Wherever a line holds the string "this", copy that line.

******

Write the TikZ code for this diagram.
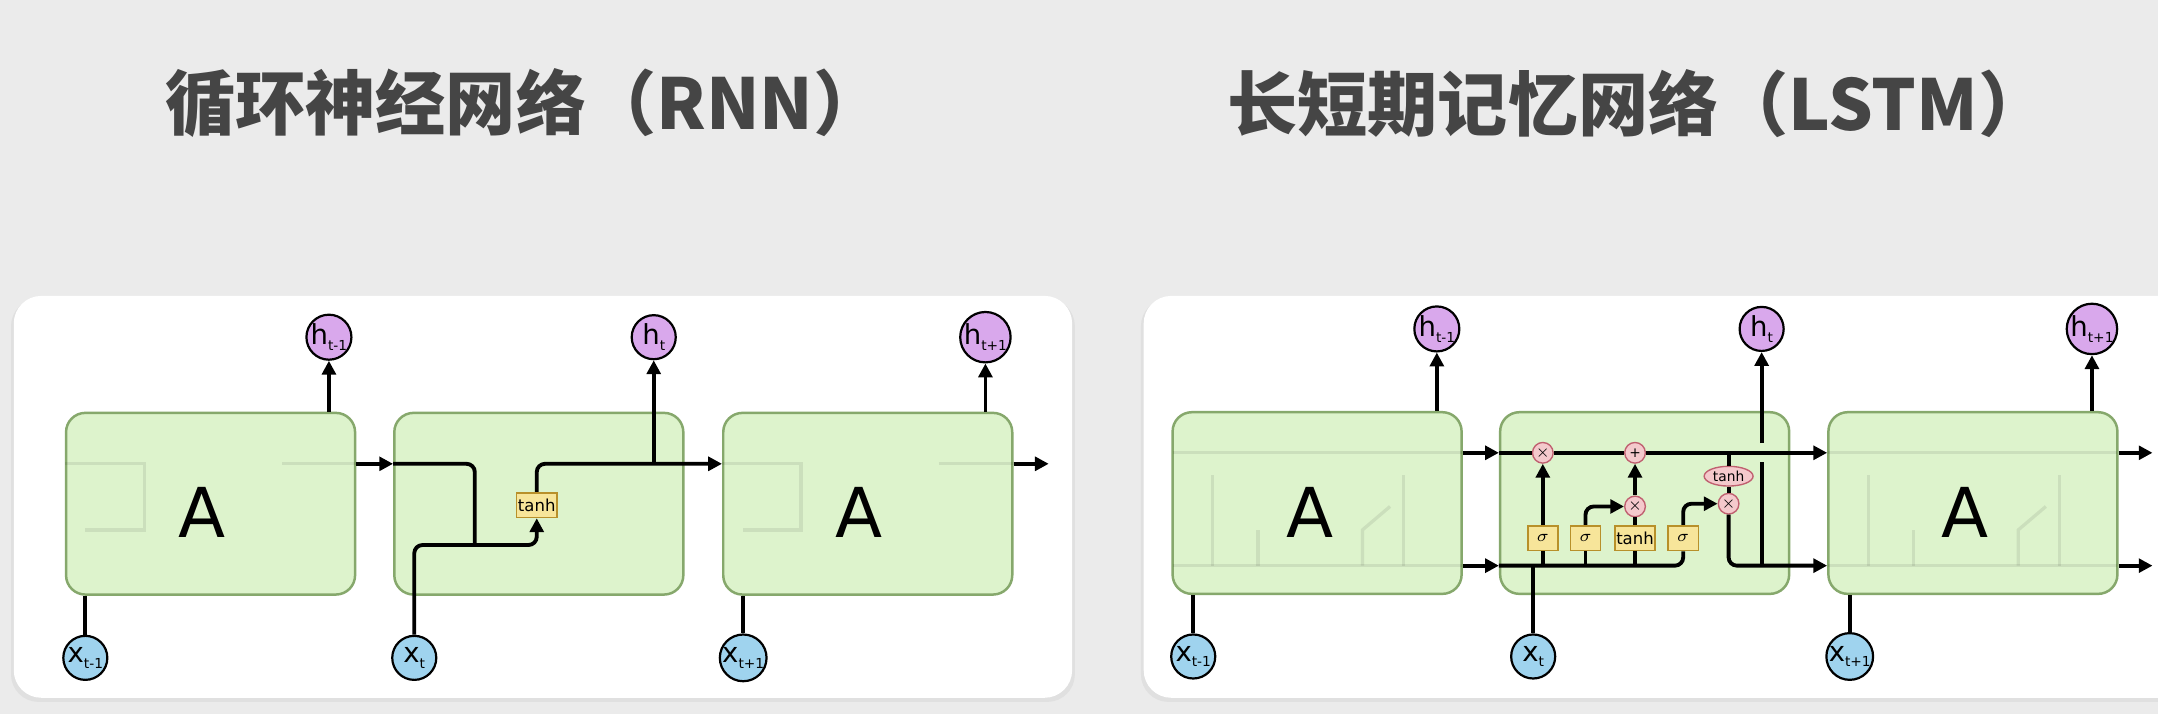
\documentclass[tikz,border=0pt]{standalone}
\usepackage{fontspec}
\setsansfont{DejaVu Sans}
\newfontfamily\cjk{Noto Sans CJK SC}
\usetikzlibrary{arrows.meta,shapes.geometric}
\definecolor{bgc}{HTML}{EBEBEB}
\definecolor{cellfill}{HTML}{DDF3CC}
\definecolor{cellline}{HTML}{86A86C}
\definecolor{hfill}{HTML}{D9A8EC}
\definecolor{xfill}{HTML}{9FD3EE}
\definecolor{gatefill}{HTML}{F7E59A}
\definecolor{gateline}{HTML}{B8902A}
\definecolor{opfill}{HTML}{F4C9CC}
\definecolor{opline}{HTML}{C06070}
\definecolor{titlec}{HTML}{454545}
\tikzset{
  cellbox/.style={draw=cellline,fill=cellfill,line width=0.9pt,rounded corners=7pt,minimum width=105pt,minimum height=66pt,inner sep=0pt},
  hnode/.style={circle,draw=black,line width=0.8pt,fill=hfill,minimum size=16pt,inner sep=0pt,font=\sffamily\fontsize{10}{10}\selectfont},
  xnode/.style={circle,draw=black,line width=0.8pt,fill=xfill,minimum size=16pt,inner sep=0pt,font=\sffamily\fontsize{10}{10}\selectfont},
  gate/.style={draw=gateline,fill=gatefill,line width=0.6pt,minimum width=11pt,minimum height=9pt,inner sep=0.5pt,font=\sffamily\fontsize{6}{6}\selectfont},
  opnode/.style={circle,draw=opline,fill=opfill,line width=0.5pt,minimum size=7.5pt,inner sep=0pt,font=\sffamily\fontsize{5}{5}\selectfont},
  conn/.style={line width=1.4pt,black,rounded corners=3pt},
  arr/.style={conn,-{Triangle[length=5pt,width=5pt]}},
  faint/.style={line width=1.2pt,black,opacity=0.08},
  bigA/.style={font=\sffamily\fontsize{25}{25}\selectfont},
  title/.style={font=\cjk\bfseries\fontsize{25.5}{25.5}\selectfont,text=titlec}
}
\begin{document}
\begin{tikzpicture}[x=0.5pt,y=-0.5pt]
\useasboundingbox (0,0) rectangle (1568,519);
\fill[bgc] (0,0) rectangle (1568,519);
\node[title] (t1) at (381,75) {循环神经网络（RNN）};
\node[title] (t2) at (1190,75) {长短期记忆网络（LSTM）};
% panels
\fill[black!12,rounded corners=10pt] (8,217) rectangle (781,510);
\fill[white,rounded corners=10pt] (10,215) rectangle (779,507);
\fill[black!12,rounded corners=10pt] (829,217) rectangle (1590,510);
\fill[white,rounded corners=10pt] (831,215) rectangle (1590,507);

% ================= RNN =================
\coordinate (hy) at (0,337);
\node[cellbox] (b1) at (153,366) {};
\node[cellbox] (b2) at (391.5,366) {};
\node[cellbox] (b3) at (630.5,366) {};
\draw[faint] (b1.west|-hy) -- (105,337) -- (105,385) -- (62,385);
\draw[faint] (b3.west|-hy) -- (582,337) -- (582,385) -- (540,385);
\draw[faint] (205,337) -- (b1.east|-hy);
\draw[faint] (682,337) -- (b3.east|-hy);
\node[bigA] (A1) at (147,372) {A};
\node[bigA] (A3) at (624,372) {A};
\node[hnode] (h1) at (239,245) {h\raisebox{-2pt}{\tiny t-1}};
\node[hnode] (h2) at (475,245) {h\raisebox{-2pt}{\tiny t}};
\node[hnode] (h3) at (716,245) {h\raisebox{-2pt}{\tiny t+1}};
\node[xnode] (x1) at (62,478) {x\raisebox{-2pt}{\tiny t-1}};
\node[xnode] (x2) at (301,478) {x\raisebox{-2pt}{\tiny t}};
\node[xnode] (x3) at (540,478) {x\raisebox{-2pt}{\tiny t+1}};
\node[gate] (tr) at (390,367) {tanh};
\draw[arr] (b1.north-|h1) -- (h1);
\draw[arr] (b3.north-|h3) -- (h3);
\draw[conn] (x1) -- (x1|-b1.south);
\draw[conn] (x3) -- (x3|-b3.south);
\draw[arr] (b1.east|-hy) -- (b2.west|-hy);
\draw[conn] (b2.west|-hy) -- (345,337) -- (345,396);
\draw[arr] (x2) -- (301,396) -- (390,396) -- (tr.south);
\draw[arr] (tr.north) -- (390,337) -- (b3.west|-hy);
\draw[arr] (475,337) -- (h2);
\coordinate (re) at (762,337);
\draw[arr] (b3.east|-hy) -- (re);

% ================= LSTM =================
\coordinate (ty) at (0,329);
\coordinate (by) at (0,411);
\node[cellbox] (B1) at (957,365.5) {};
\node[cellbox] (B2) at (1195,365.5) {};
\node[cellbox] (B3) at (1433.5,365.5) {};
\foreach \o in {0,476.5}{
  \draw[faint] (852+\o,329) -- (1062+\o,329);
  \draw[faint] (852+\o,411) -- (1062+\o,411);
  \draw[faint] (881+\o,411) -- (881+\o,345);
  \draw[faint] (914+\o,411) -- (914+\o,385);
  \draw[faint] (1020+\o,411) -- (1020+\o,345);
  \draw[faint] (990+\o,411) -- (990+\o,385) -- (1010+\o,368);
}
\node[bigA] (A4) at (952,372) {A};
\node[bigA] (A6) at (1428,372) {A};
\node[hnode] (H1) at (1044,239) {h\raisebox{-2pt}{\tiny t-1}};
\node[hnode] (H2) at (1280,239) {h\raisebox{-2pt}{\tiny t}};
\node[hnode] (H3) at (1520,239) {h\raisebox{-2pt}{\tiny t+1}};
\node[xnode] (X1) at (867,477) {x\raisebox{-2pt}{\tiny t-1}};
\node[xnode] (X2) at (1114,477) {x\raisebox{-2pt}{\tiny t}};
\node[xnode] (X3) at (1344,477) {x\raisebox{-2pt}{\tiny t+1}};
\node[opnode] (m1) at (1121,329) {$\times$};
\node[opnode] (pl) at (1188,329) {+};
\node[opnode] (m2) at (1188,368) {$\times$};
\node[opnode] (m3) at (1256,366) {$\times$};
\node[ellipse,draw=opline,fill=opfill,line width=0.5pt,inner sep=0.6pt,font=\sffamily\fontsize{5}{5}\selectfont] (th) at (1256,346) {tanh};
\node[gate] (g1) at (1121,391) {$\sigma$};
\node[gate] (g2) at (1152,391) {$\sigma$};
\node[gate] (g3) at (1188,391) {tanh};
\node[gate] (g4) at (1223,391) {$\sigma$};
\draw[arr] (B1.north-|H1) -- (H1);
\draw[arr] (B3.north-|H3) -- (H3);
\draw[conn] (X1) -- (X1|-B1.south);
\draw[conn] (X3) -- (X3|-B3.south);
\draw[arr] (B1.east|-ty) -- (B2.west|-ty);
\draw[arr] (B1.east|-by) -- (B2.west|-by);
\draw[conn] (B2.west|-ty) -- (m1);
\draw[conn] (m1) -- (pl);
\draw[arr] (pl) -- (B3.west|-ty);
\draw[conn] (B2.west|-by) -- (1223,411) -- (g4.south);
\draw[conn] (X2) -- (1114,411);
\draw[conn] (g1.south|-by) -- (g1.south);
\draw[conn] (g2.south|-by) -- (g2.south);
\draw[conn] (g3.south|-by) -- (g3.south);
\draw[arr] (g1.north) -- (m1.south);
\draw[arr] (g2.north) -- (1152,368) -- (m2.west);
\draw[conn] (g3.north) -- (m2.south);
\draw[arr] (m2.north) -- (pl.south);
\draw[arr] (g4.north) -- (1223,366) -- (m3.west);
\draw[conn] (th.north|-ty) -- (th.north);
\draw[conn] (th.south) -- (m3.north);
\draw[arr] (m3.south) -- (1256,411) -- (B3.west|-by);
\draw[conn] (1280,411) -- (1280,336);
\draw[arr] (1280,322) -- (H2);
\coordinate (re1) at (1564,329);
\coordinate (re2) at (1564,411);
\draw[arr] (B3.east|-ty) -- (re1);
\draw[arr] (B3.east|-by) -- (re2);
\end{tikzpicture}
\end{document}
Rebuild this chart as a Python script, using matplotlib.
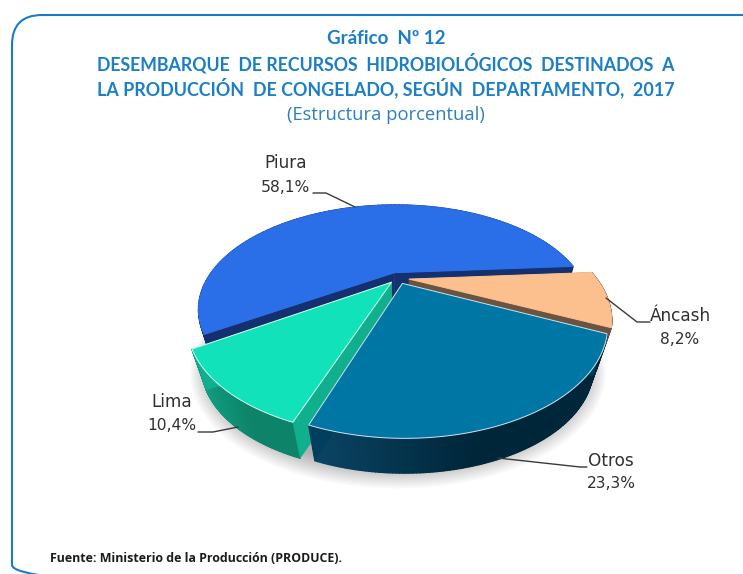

******

> [Solved problem]
Write the TikZ code for this diagram.
Rebuild this chart as a Python script, using matplotlib.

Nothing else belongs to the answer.